TASK STATEMENT
Print the records below exactly, from the line containing "Write a Python" down to the line containing "snr = [13.5, 12.3, 11.8, 11.4, 11.2, 11.05, 10.9, 10.8, 10.8]", both lines included, and omit every picture.

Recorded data
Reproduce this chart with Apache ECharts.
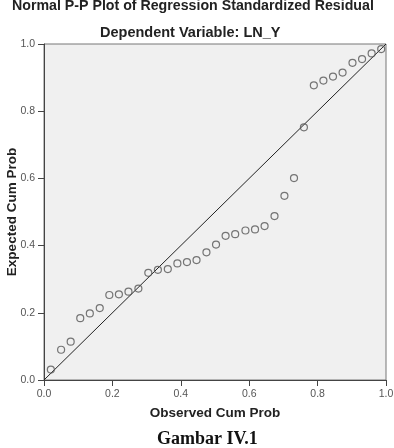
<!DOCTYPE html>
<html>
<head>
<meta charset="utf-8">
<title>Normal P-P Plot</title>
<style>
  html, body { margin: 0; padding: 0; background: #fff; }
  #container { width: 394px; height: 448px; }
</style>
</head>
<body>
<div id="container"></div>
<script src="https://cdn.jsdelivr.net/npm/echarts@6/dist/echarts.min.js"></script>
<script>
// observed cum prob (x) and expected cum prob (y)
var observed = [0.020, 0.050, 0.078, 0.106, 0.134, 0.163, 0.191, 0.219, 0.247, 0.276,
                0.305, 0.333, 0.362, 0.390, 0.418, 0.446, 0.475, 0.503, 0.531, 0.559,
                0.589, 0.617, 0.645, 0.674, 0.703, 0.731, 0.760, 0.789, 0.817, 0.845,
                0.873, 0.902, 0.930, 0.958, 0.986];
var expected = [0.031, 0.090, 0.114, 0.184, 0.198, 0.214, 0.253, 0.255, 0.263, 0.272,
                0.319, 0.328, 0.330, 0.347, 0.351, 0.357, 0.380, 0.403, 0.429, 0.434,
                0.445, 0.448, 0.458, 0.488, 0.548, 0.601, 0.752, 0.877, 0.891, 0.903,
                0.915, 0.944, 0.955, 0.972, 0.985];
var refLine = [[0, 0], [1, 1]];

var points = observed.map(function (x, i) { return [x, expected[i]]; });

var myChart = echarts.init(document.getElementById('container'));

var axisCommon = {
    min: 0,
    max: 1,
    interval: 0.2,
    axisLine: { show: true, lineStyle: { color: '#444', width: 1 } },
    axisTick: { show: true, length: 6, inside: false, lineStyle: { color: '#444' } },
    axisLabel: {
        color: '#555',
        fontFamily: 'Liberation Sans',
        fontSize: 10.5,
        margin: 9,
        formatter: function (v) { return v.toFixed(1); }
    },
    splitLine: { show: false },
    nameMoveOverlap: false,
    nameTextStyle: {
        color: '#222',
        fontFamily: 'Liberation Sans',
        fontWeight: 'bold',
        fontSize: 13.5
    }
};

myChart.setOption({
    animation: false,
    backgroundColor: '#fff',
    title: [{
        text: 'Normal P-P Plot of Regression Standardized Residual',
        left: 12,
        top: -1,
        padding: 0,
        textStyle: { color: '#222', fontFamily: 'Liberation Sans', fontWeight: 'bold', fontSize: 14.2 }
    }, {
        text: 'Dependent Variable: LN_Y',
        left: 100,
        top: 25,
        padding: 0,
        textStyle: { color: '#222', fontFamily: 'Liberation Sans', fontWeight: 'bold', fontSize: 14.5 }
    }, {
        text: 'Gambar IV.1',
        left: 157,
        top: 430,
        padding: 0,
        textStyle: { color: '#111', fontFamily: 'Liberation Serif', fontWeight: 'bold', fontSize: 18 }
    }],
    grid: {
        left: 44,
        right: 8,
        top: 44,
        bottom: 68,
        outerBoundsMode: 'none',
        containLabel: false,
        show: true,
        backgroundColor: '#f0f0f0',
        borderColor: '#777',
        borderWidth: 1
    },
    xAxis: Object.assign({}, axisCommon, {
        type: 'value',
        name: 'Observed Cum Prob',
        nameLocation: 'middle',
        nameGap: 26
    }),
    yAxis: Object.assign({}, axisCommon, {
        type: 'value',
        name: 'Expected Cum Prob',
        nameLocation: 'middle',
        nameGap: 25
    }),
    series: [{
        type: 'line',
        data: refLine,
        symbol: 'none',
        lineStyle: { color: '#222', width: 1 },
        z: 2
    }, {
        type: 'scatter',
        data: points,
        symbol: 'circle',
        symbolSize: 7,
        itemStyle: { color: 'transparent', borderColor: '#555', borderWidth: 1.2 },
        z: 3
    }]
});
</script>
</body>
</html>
* * *
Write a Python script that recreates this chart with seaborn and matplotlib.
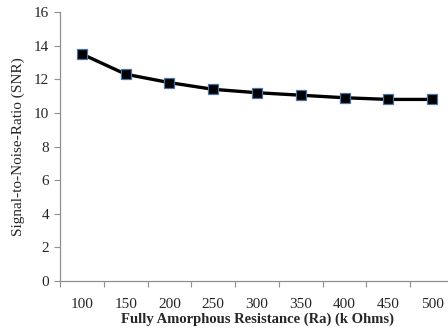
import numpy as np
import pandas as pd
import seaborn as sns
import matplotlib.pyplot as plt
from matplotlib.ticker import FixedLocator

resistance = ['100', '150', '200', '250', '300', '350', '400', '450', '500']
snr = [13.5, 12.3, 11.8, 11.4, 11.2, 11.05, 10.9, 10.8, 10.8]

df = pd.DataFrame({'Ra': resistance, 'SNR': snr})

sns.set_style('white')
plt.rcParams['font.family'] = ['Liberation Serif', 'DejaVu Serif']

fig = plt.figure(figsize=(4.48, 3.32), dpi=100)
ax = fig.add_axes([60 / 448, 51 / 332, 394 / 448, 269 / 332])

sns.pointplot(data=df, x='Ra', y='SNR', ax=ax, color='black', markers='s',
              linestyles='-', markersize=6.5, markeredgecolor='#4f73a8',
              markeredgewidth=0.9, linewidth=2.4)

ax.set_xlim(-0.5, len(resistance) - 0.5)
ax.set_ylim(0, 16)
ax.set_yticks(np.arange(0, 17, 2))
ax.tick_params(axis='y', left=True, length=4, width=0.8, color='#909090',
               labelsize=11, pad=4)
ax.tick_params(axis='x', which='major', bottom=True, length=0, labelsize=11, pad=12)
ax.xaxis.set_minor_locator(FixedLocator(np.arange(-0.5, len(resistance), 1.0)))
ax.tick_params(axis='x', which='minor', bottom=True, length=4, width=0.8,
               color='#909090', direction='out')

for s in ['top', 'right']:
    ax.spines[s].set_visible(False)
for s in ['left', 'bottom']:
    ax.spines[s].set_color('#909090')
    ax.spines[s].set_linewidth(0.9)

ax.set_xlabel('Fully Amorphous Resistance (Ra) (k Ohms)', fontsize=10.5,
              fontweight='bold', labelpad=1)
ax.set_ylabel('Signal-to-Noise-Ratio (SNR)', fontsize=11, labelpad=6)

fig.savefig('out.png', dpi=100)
---
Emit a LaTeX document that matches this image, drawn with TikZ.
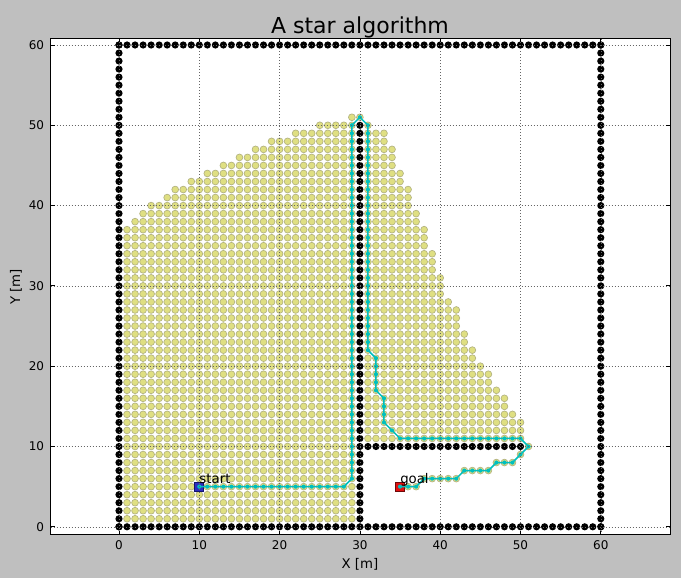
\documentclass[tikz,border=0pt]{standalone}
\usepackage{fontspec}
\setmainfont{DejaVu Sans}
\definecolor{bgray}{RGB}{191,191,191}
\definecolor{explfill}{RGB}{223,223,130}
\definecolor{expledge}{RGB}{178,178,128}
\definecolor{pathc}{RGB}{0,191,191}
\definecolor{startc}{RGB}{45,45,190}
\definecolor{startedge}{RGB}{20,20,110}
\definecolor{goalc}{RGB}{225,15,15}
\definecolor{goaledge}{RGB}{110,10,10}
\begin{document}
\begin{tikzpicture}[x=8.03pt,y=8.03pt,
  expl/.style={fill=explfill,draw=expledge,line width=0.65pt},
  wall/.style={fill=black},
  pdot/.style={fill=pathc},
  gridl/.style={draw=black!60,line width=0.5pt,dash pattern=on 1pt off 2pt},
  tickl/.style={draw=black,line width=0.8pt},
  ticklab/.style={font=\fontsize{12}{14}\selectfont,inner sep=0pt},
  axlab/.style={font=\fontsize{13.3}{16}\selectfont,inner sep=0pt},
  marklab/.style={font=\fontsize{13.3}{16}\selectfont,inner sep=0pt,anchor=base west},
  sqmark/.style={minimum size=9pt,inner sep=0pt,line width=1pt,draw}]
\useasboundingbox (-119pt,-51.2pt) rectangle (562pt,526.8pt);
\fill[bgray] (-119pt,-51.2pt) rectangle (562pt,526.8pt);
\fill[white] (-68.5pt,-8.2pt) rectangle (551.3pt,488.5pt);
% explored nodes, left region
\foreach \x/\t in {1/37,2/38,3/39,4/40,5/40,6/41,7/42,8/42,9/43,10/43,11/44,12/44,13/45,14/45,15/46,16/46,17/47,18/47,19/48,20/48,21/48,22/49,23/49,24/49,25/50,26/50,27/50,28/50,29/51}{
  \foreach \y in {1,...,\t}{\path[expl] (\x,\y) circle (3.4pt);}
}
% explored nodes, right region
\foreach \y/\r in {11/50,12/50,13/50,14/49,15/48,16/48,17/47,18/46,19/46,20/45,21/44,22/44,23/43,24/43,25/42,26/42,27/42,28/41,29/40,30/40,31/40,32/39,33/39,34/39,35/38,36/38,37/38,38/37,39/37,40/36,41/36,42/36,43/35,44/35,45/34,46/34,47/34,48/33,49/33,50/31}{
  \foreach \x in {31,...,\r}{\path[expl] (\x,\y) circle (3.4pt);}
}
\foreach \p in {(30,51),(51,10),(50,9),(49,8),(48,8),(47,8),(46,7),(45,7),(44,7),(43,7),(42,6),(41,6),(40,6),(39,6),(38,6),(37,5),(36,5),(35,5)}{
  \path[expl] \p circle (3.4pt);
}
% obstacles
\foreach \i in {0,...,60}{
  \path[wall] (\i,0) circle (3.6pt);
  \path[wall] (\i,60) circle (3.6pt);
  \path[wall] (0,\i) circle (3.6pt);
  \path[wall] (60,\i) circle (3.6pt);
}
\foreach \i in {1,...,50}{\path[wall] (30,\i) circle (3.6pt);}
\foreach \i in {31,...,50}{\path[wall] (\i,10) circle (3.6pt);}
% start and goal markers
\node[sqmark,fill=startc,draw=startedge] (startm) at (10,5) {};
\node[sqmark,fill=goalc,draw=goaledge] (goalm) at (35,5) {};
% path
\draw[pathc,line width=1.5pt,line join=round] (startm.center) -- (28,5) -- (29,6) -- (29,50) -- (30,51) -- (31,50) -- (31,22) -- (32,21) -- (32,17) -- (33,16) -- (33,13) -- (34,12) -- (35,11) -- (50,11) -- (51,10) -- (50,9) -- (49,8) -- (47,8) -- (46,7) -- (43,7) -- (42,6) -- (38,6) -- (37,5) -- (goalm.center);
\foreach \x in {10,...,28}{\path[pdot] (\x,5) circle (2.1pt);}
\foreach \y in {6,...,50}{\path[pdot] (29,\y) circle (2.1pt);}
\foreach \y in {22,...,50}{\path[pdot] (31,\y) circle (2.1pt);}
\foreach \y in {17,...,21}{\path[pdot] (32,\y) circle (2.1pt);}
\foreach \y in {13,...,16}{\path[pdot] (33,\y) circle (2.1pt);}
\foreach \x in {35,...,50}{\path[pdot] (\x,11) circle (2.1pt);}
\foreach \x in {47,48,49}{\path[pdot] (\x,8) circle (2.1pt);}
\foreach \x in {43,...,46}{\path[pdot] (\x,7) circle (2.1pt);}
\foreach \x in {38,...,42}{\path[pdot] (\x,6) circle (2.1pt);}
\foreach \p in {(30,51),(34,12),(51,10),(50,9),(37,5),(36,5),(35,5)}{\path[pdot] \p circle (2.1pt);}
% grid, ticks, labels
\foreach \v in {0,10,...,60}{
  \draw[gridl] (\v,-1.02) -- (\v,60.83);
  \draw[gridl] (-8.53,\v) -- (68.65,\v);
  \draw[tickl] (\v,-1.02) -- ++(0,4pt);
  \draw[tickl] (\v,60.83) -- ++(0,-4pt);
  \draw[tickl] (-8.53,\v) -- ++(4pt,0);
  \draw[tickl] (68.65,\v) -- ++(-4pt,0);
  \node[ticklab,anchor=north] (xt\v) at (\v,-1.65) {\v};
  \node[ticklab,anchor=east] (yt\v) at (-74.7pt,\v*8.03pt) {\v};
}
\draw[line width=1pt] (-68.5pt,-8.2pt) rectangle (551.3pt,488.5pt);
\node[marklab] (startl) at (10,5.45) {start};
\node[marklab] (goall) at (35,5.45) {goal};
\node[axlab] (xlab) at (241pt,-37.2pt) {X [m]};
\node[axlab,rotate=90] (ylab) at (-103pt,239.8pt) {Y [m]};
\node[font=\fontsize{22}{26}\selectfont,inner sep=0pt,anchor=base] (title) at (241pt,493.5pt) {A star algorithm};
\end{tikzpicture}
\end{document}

OUTPUT BELOW
Write a Python script that recreates this chart with seaborn and matplotlib.
import numpy as np
import pandas as pd
import seaborn as sns
import matplotlib.pyplot as plt
from matplotlib.ticker import FixedLocator

resistance = ['100', '150', '200', '250', '300', '350', '400', '450', '500']
snr = [13.5, 12.3, 11.8, 11.4, 11.2, 11.05, 10.9, 10.8, 10.8]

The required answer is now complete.